Family Law

At What Age in Arkansas Can a Child Choose Which Parent to Live With?

Understand how a child's preference influences Arkansas custody decisions. A judge considers their maturity, but it's one part of a larger legal analysis.

In Arkansas, state law does not set a specific age when a child can legally decide who they want to live with. Instead, a child’s preference is just one of many elements a judge will evaluate during a custody case. The court’s primary focus is always on the overall welfare of the child, not just their stated wishes. Understanding how a child’s preference fits into this legal framework is important for any parent involved in a custody dispute.

The Role of a Child’s Preference in Custody Cases

Arkansas law gives judges the discretion to consider a child’s preference when determining custody, as long as the child is of a sufficient age and mental capacity to form a reasonable opinion. There is no minimum age, and the decision to listen to a child is made on a case-by-case basis. Courts have considered the wishes of children as young as nine, while in other instances, they have found a pre-teen not mature enough.
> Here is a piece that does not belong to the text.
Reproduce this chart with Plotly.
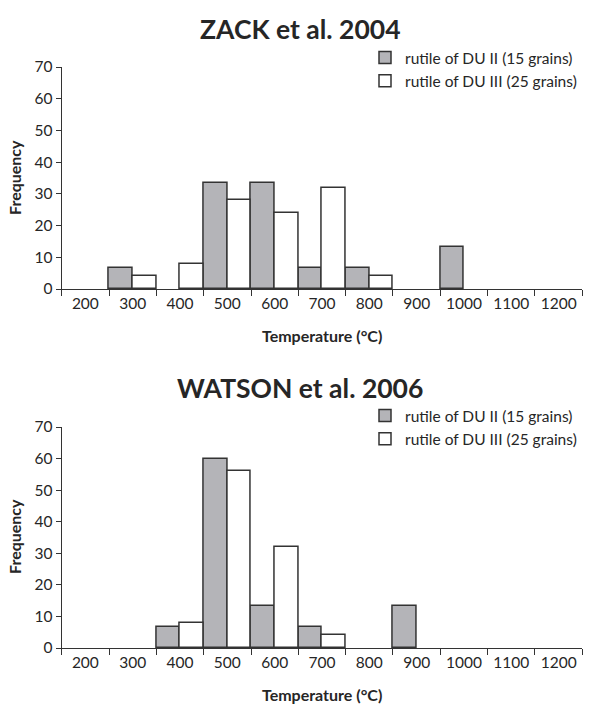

The weight a judge gives to the child’s preference increases with their age and maturity. While a teenager’s opinion will carry more weight than a younger child’s, it is never the sole determining factor, as the court is not obligated to follow the child’s wishes if other factors suggest a different arrangement would be better.

Factors Influencing the Weight of a Child’s Preference

A judge in Arkansas will examine several factors to decide how much influence a child’s preference should have. The child’s age, intelligence, and overall maturity level are foundational considerations, as a court assesses whether the child can understand the gravity of a custody decision. The older and more mature the child, the more likely their preference will be given significant consideration.

Beyond these characteristics, the court scrutinizes the reasons behind the child’s choice. A preference based on superficial reasons, such as a desire to live with a more lenient parent who provides more gifts, will hold little sway. In contrast, a preference rooted in a feeling of safety, emotional support, or a stable home environment will be viewed as more persuasive.

The Best Interest of the Child Standard

Every custody decision in Arkansas is governed by the “best interest of the child” standard, outlined in Arkansas Code § 9-13-101. This legal standard requires the court to evaluate all relevant factors to determine what living arrangement best supports the child’s welfare and development. A child’s preference is explicitly listed as one of these factors, but it is considered alongside many others.

The statute directs judges to consider several elements in their analysis, including:

  • The psychological relationship between the child and each parent
  • The need for stability and continuity with parents and siblings
  • The past conduct of the parents
  • Each parent’s ability to provide a safe and consistent home environment

Arkansas law also establishes a rebuttable presumption that joint custody is in the child’s best interest. This means the court starts with a preference for an arrangement where both parents share rights and responsibilities. A parent arguing for sole custody must present clear and convincing evidence that a joint arrangement would not be in the child’s best interest.

How a Child’s Preference is Communicated to the Court

Courts are sensitive to the pressure a child might experience testifying in a formal courtroom. To avoid this, a judge will use a process known as an “in-camera interview.” The term “in-camera” means “in chambers,” and it involves the judge speaking with the child privately in their office. This provides a safe and less intimidating environment for the child to express their feelings honestly, away from the parents and the open courtroom.

During an in-camera interview, only the judge, the child, and a court reporter who creates a record of the conversation are present. While attorneys for the parents may sometimes attend, the parents themselves are not. This process is designed to shield the child from the conflict of the litigation and prevent them from feeling as if they are choosing one parent over the other in a public forum.

Another way a child’s wishes can be presented is through an attorney ad litem. This is an attorney appointed by the court to represent the child’s best interests, not the wishes of either parent. The attorney will meet with the child, investigate the circumstances, and then advocate for what they believe is the best outcome for the child. This advocacy includes conveying the child’s preferences to the judge.